Aim
Below are some records. Retype exactly the lines from the one containing "Reproduce this chart with matplotlib." through the one containing "y_ticks = [0, 50, 100, 150, 200]", both included, skipping every picture.

*****

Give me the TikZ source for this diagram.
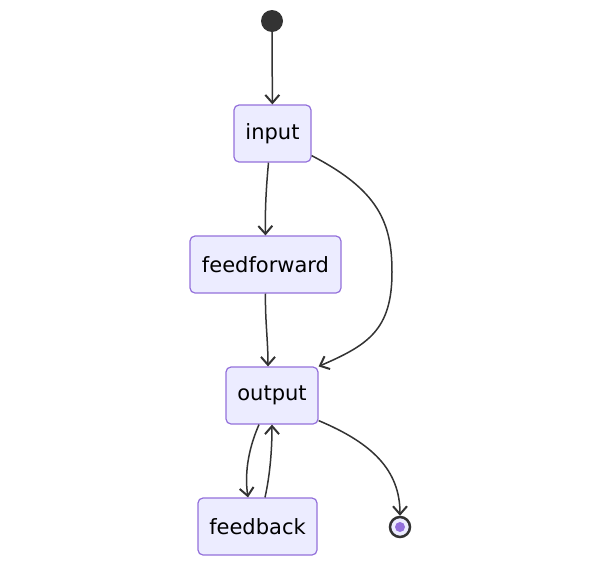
\documentclass[tikz,border=0pt]{standalone}
\usepackage{fontspec}
\setmainfont{DejaVu Sans}
\usetikzlibrary{arrows.meta}
\definecolor{boxfill}{HTML}{ECECFF}
\definecolor{boxline}{HTML}{9370DB}
\definecolor{edge}{HTML}{333333}
\begin{document}
\begin{tikzpicture}[x=1pt,y=-1pt]
\tikzstyle{every node}+=[inner sep=0pt]
\tikzstyle{state}=[draw=boxline,fill=boxfill,line width=1.2pt,rounded corners=5pt,minimum height=57pt,font=\fontsize{21}{25}\selectfont]
\tikzstyle{trans}=[draw=edge,line width=1.5pt,-{Straight Barb[length=8pt,width=14pt,line width=2pt]}]
\useasboundingbox (0,0) rectangle (600,568);
\node [circle,fill=edge,minimum size=22pt] (init) at (272,21) {};
\node [state,minimum width=77pt] (input) at (272.5,133.5) {input};
\node [state,minimum width=151pt] (feedforward) at (265.5,264.5) {feedforward};
\node [state,minimum width=92pt] (output) at (272,395.5) {output};
\node [state,minimum width=119pt] (feedback) at (257.5,526.5) {feedback};
\node [circle,draw=edge,line width=2.5pt,fill=boxfill,minimum size=20pt] (final) at (400,527) {};
\node [circle,fill=boxline,minimum size=10pt] at (final) {};
\draw [trans] (init) -- (input);
\draw [trans] ([xshift=-4pt]input.south) .. controls (266,190) and (265,210) .. (feedforward.north);
\draw [trans] ([yshift=7pt]input.south east) .. controls (378,190) and (392,222) .. (392,272) .. controls (392,330) and (368,345) .. (output.north east);
\draw [trans] (feedforward.south) .. controls (265,320) and (268,340) .. ([xshift=-4pt]output.north);
\draw [trans] ([xshift=-13pt]output.south) .. controls (250,445) and (244,470) .. ([xshift=-9.5pt]feedback.north);
\draw [trans] ([xshift=7.5pt]feedback.north) .. controls (270,475) and (272,450) .. (output.south);
\draw [trans] ([yshift=4pt]output.south east) .. controls (372,443) and (400,470) .. (final.north);
\end{tikzpicture}
\end{document}
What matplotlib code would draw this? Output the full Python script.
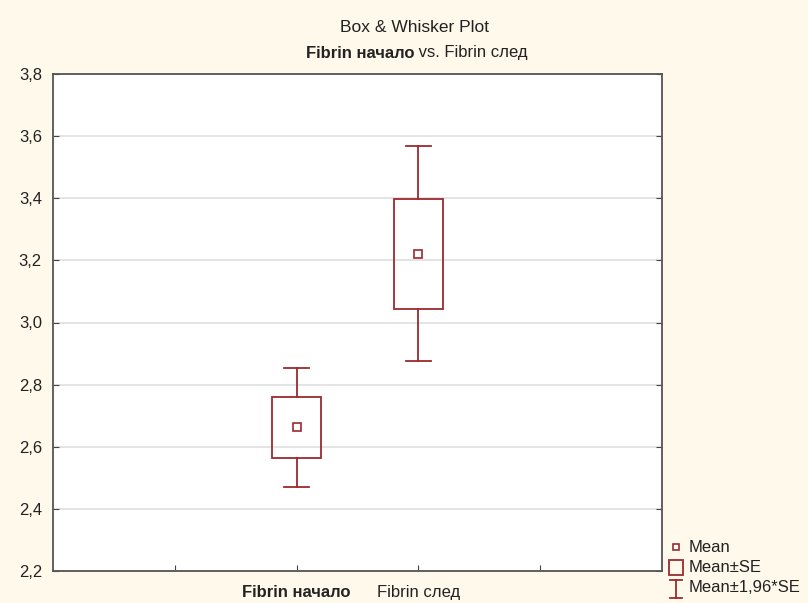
import matplotlib.pyplot as plt
from matplotlib.lines import Line2D
from matplotlib.patches import Rectangle

plt.rcParams['font.family'] = ['Liberation Sans', 'DejaVu Sans']

groups = ['Fibrin начало', 'Fibrin след']
means = [2.663, 3.222]
se = [0.098, 0.177]
positions = [2, 3]

red = '#9B2A2E'
bg = '#FFF9EC'
txt = '#222222'

fig = plt.figure(figsize=(8.08, 6.03), dpi=100, facecolor=bg)
ax = fig.add_axes([53 / 808, 32 / 603, 609 / 808, 497 / 603])
ax.set_facecolor('white')

for x, m, s in zip(positions, means, se):
    # Mean±SE box
    ax.add_patch(Rectangle((x - 0.2, m - s), 0.4, 2 * s, fill=False,
                           edgecolor=red, linewidth=1.3, zorder=3))
    # Mean±1,96*SE whiskers
    lo, hi = m - 1.96 * s, m + 1.96 * s
    ax.plot([x, x], [m + s, hi], color=red, lw=1.3, zorder=3)
    ax.plot([x, x], [lo, m - s], color=red, lw=1.3, zorder=3)
    ax.plot([x - 0.1, x + 0.1], [hi, hi], color=red, lw=1.3, zorder=3)
    ax.plot([x - 0.1, x + 0.1], [lo, lo], color=red, lw=1.3, zorder=3)
    # Mean
    ax.plot([x], [m], marker='s', ms=6, mfc='white', mec=red, mew=1.2, zorder=4)

ax.set_xlim(0, 5)
ax.set_ylim(2.2, 3.8)
yt = [2.2, 2.4, 2.6, 2.8, 3.0, 3.2, 3.4, 3.6, 3.8]
ax.set_yticks(yt)
ax.set_yticklabels([f'{v:.1f}'.replace('.', ',') for v in yt], fontsize=12, color=txt)
ax.set_xticks([1, 2, 3, 4])
ax.set_xticklabels(['', groups[0], groups[1], ''], fontsize=12, color=txt)
ax.get_xticklabels()[1].set_fontweight('bold')
ax.tick_params(axis='y', direction='in', length=4, color='#444444', right=True, pad=8)
ax.tick_params(axis='x', direction='in', length=4, color='#444444', pad=10)
ax.yaxis.grid(True, color='#DFDFDF', lw=1.2)
ax.set_axisbelow(True)
for sp in ax.spines.values():
    sp.set_color('#555555')
    sp.set_linewidth(1.3)

fig.text(415 / 808, 1 - 28 / 603, 'Box & Whisker Plot', ha='center', va='center',
         fontsize=12.5, color=txt)
fig.text(414 / 808, 1 - 53 / 603, 'Fibrin начало', ha='right', va='center',
         fontsize=12, fontweight='bold', color=txt)
fig.text(414 / 808, 1 - 53 / 603, ' vs. Fibrin след', ha='left', va='center',
         fontsize=12, color=txt)

# legend
lg = fig.add_axes([0, 0, 1, 1], facecolor='none')
lg.set_xlim(0, 808)
lg.set_ylim(603, 0)
lg.axis('off')
lg.plot([676], [547], marker='s', ms=5, mfc='white', mec=red, mew=1.2)
lg.add_patch(Rectangle((669, 560), 14, 15, fill=False, edgecolor=red, lw=1.3))
lg.plot([676, 676], [580, 598], color=red, lw=1.3)
lg.plot([670, 682], [580, 580], color=red, lw=1.3)
lg.plot([670, 682], [598, 598], color=red, lw=1.3)
for y, t in zip([547, 567, 588], ['Mean', 'Mean±SE', 'Mean±1,96*SE']):
    lg.text(689, y, t, va='center', ha='left', fontsize=12, color=txt)

fig.savefig('out.png', dpi=100, facecolor=bg)
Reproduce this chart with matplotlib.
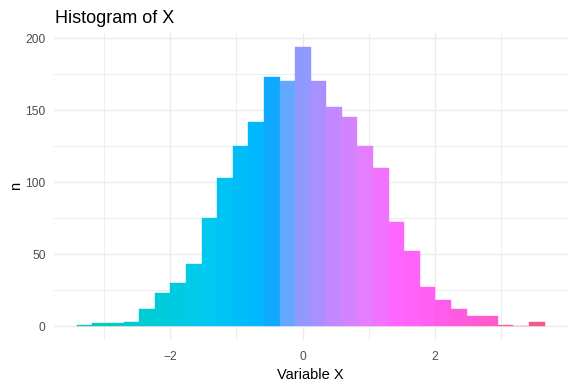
import matplotlib.pyplot as plt
import numpy as np
from matplotlib.colors import LinearSegmentedColormap, Normalize

# histogram counts (30 bins)
counts = [1, 2, 2, 3, 12, 23, 30, 43, 75, 103,
          125, 142, 173, 170, 194, 170, 152, 145, 125, 110,
          72, 52, 27, 18, 12, 7, 7, 1, 0, 3]
x_start = -3.41
bin_w = 0.2354

x_ticks = [-2, 0, 2]
y_ticks = [0, 50, 100, 150, 200]

# fill gradient along x
grad_x = [-3.29, -2.35, -1.41, -0.70, -0.47, -0.23, 0.0, 0.47, 0.94, 1.41, 2.12, 2.82, 3.53]
grad_c = ['#12C6B4', '#00CCD4', '#00C8F0', '#00B8FF', '#10A8FF', '#66A8FF', '#9199FF',
          '#C288FF', '#E47EFF', '#FF66FF', '#FF5CEC', '#FF5AC8', '#EE5C8A']

plt.rcParams['font.family'] = ['Liberation Sans', 'DejaVu Sans']

centers = x_start + bin_w * (np.arange(len(counts)) + 0.5)
lo, hi = grad_x[0], grad_x[-1]
cmap = LinearSegmentedColormap.from_list(
    'xfill', [((g - lo) / (hi - lo), c) for g, c in zip(grad_x, grad_c)])
colors = cmap(Normalize(lo, hi)(centers))

fig = plt.figure(figsize=(6, 4), dpi=96)
ax = fig.add_axes([0.0929, 0.1146, 0.8931, 0.8002])

ax.bar(centers, counts, width=bin_w, color=colors, edgecolor=colors,
       linewidth=0.3, zorder=3)

x0, x1 = x_start, x_start + bin_w * len(counts)
pad_x = (x1 - x0) * 0.05
ax.set_xlim(x0 - pad_x, x1 + pad_x)
ymax = max(counts)
ax.set_ylim(-ymax * 0.05, ymax * 1.05)

ax.set_xticks(x_ticks)
ax.set_xticks([-3, -1, 1, 3], minor=True)
ax.set_yticks(y_ticks)
ax.set_yticks([25, 75, 125, 175], minor=True)
ax.grid(which='major', color='#EBEBEB', linewidth=1.0, zorder=0)
ax.grid(which='minor', color='#EEEEEE', linewidth=0.8, zorder=0)
ax.tick_params(which='both', length=0, colors='#4D4D4D', labelsize=9, pad=6)
ax.tick_params(axis='x', pad=8)
for s in ax.spines.values():
    s.set_visible(False)

ax.set_xlabel('Variable X', fontsize=11, color='black', labelpad=4)
ax.set_ylabel('n', fontsize=11, color='black', labelpad=2)
ax.set_title('Histogram of X', fontsize=13.5, loc='left', x=0.003, pad=7)

fig.savefig('out.png', dpi=96)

*****

Answer to this task
Reproduce this chart with matplotlib.
import matplotlib.pyplot as plt
import numpy as np
from matplotlib.colors import LinearSegmentedColormap, Normalize

# histogram counts (30 bins)
counts = [1, 2, 2, 3, 12, 23, 30, 43, 75, 103,
          125, 142, 173, 170, 194, 170, 152, 145, 125, 110,
          72, 52, 27, 18, 12, 7, 7, 1, 0, 3]
x_start = -3.41
bin_w = 0.2354

x_ticks = [-2, 0, 2]
y_ticks = [0, 50, 100, 150, 200]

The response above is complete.